> _RECORDED DATA_
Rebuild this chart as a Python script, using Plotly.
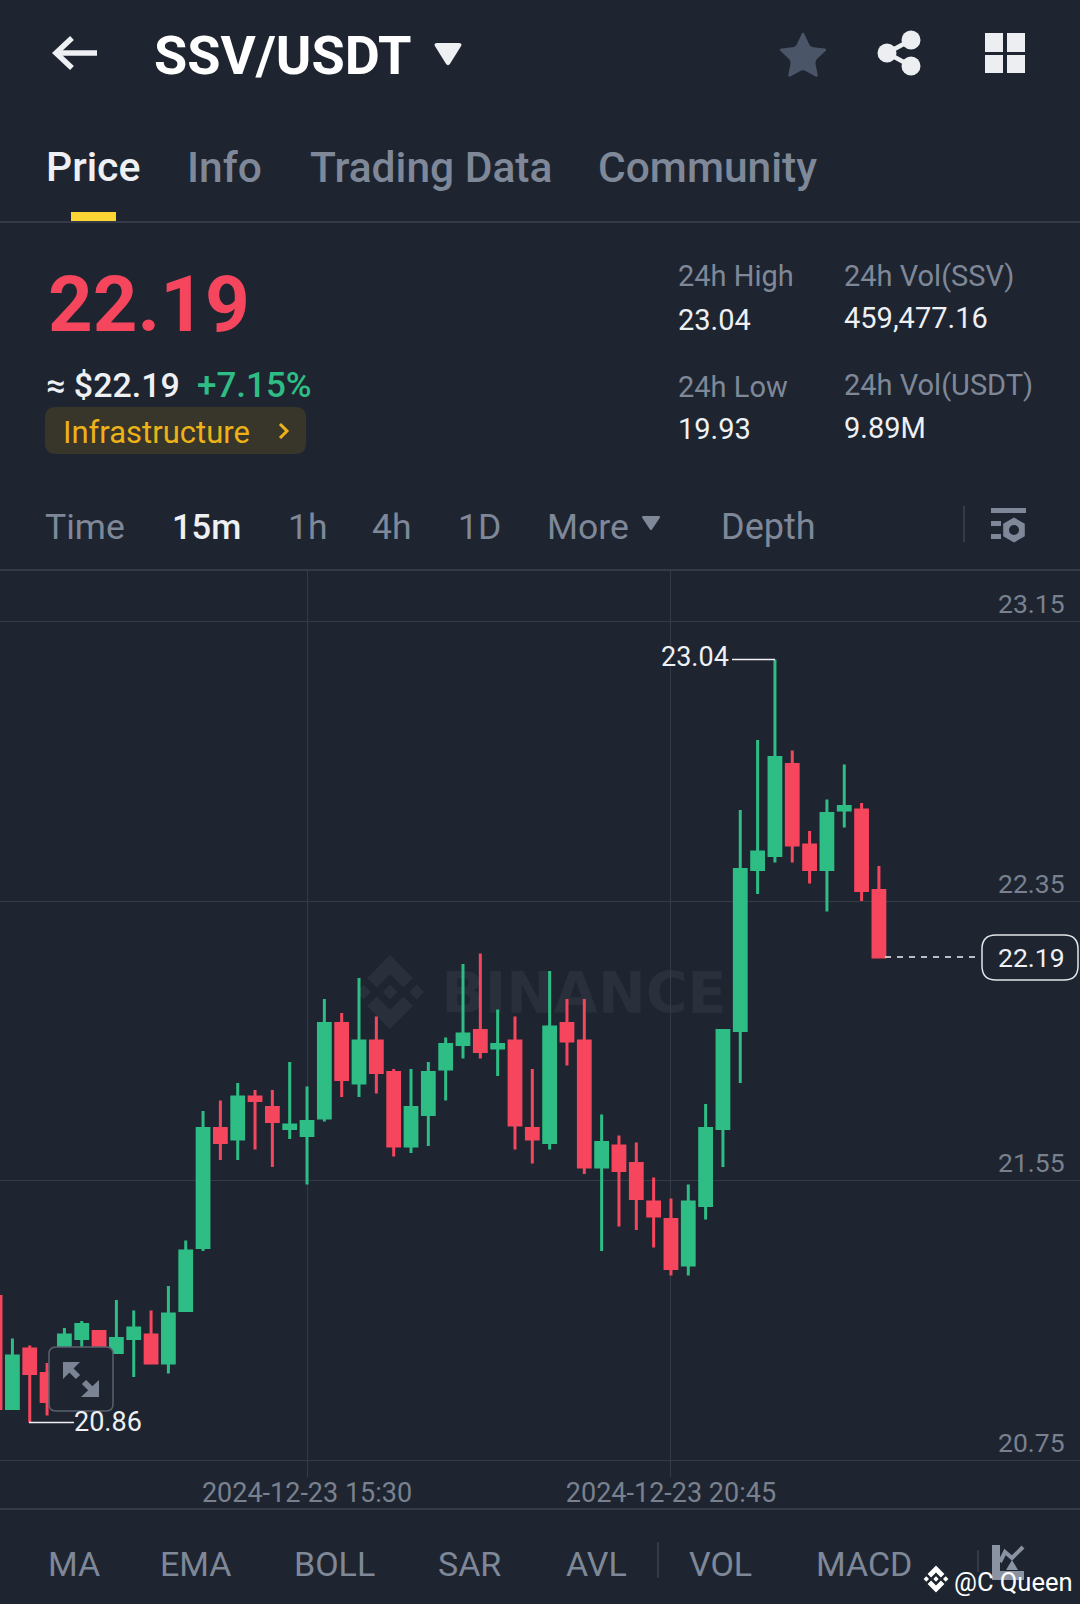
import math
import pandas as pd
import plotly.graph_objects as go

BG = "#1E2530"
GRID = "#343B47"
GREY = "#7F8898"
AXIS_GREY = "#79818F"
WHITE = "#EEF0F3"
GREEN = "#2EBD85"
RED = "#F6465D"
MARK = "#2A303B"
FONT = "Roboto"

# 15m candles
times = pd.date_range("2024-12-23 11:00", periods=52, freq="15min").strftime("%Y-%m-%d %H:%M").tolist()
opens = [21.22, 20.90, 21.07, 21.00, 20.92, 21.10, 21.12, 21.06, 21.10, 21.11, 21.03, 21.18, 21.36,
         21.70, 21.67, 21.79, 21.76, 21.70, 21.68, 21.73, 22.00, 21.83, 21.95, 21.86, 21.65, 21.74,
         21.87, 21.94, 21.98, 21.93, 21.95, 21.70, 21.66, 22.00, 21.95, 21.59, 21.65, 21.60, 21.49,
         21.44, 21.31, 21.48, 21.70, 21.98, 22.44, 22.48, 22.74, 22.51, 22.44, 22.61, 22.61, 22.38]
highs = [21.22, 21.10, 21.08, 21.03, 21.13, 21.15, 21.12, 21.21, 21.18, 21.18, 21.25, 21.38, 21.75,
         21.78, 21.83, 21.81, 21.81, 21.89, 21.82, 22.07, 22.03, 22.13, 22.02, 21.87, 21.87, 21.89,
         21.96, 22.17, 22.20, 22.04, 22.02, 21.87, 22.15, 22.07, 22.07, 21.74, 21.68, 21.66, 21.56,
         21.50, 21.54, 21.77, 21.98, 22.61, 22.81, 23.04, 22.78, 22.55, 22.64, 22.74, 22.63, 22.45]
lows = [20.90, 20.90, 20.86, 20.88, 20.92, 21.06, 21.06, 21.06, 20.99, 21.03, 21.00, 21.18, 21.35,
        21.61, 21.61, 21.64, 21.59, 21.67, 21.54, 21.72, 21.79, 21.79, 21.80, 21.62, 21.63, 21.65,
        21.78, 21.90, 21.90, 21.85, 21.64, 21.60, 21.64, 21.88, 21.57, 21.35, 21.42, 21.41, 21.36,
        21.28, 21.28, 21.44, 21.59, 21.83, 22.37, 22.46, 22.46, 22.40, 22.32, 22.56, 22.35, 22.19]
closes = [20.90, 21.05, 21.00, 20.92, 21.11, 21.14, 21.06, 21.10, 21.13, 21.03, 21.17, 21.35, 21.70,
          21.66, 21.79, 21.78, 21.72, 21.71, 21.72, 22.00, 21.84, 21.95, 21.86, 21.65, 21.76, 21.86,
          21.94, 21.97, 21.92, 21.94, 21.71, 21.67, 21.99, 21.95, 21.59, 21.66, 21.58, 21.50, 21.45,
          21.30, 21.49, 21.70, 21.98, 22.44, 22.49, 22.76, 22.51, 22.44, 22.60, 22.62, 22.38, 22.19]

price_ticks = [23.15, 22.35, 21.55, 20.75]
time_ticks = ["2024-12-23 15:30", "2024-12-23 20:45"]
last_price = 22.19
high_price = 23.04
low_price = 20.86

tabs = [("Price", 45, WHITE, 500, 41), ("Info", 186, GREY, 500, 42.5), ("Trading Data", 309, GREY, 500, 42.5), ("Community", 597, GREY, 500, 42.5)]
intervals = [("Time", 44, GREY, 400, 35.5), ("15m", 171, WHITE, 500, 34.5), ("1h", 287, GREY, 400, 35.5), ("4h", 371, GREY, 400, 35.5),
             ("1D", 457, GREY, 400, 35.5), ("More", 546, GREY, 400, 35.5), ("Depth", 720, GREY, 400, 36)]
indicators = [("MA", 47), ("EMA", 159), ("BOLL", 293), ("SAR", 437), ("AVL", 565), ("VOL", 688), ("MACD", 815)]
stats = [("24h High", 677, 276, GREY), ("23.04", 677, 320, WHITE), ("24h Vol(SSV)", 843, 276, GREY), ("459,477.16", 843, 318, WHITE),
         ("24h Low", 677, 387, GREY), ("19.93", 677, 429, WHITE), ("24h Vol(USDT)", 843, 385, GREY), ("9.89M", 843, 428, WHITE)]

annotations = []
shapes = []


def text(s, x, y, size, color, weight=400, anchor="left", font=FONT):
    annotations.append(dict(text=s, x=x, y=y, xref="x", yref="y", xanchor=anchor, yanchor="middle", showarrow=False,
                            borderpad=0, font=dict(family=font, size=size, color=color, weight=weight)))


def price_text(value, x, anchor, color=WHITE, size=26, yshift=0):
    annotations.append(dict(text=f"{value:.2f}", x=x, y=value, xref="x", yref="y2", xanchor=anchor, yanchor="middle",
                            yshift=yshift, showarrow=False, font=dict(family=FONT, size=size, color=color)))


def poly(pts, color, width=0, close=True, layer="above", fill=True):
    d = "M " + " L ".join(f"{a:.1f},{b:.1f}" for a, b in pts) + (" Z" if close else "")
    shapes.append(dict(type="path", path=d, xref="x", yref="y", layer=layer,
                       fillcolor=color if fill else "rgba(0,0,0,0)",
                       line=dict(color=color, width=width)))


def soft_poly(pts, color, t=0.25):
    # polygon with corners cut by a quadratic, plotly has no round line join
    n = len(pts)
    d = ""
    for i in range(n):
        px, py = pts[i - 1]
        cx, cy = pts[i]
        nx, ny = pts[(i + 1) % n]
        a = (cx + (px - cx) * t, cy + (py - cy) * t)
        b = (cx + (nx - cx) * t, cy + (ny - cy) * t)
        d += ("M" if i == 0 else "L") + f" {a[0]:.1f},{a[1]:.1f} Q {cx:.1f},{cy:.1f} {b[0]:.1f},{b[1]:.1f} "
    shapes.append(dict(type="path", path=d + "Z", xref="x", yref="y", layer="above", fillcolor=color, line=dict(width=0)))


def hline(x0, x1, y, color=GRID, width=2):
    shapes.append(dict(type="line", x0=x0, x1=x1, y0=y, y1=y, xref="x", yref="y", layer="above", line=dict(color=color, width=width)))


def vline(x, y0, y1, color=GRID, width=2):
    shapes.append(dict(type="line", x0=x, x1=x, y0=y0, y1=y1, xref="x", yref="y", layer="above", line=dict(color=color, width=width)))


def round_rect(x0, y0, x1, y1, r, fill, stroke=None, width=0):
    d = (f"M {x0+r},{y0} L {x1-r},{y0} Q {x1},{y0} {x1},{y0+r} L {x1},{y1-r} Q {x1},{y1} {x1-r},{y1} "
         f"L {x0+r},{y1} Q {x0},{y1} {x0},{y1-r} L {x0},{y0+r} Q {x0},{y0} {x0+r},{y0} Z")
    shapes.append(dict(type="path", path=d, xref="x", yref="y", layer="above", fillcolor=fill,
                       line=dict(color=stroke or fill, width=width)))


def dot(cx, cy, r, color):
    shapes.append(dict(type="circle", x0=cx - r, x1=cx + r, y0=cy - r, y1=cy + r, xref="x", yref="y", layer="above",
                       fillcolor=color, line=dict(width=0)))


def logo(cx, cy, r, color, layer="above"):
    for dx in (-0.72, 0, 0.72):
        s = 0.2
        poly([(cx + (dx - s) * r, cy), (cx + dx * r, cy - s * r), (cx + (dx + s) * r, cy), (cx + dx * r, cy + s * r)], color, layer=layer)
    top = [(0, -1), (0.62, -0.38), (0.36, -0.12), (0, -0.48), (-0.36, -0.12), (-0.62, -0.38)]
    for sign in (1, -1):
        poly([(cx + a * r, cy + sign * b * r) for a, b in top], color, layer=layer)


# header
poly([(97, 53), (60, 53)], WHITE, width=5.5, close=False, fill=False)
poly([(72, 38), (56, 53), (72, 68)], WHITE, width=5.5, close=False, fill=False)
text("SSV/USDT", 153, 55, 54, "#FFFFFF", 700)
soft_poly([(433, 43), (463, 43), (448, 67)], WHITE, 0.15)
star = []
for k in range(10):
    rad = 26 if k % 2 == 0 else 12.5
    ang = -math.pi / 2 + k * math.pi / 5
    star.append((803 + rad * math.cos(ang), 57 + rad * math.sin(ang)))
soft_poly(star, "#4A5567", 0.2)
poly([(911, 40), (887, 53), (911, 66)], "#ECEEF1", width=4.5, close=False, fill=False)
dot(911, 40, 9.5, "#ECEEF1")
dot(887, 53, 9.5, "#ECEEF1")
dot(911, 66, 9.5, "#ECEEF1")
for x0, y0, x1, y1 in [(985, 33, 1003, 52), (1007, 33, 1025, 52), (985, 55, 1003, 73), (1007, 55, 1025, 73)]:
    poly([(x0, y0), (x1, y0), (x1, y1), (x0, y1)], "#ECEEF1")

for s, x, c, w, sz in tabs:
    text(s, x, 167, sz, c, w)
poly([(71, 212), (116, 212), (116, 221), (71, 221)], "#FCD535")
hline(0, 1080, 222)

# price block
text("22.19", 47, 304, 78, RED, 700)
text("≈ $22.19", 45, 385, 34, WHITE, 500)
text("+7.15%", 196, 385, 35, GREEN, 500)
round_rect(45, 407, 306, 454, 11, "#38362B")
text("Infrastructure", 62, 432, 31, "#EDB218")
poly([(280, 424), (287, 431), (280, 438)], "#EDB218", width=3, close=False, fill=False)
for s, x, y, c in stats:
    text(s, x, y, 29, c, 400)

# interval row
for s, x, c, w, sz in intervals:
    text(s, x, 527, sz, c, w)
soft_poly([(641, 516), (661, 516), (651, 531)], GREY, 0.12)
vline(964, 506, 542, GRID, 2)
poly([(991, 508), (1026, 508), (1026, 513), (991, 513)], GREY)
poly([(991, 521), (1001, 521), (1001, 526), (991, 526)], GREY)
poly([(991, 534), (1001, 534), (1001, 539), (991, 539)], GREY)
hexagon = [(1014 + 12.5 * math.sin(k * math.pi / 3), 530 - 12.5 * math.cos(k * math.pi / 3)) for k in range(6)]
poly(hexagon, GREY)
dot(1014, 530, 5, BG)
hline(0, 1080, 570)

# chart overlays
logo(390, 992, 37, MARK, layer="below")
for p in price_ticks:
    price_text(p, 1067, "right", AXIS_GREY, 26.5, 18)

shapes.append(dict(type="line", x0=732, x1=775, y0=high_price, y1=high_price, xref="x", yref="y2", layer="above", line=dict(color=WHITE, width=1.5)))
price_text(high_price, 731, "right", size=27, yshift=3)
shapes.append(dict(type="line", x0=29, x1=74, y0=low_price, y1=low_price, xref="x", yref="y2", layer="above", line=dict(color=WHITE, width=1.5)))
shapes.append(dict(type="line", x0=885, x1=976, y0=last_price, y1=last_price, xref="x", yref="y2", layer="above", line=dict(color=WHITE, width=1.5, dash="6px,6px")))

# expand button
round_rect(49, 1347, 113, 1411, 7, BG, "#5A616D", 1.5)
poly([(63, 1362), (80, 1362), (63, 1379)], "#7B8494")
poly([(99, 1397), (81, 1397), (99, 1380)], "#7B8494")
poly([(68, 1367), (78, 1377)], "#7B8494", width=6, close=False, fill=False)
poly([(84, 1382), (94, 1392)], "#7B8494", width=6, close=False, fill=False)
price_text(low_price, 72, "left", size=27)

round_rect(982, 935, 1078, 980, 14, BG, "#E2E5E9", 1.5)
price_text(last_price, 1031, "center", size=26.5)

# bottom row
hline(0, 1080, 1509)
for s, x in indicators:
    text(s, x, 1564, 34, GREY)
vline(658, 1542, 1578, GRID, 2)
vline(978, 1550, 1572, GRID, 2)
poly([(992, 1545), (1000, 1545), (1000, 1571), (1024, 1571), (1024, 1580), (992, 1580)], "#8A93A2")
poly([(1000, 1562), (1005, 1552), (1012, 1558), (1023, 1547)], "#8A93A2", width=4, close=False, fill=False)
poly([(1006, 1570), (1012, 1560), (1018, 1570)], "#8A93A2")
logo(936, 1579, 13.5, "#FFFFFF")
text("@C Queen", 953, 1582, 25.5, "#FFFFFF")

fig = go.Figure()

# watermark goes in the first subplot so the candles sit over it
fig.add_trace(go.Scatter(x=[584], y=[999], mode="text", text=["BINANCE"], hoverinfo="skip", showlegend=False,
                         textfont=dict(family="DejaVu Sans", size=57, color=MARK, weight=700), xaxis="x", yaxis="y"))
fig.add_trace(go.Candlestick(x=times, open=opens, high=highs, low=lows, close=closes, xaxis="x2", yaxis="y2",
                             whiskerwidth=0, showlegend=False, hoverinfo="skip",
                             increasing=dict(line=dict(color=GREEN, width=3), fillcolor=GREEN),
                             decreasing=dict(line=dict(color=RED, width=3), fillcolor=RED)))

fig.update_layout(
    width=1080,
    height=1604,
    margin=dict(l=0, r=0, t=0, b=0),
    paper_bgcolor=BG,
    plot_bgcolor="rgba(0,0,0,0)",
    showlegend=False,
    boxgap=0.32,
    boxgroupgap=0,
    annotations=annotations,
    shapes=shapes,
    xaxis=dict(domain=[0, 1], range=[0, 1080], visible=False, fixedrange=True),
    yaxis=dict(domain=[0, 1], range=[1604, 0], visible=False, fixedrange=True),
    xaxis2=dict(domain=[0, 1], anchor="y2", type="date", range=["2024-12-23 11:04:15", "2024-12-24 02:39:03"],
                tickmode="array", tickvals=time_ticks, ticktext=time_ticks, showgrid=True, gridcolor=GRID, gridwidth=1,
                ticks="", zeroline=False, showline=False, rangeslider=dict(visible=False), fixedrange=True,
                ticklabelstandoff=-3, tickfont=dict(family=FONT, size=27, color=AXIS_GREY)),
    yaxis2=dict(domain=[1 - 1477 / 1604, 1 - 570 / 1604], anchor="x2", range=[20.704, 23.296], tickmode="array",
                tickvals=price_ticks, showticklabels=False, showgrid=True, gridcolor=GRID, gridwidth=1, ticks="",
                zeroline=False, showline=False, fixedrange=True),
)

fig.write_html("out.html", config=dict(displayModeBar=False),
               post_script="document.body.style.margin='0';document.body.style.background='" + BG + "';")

> _WHAT NEEDS TO BE DONE_
Using the data above, copy each line that contains "chart".

> _WRITTEN ANSWER_
Rebuild this chart as a Python script, using Plotly.
# chart overlays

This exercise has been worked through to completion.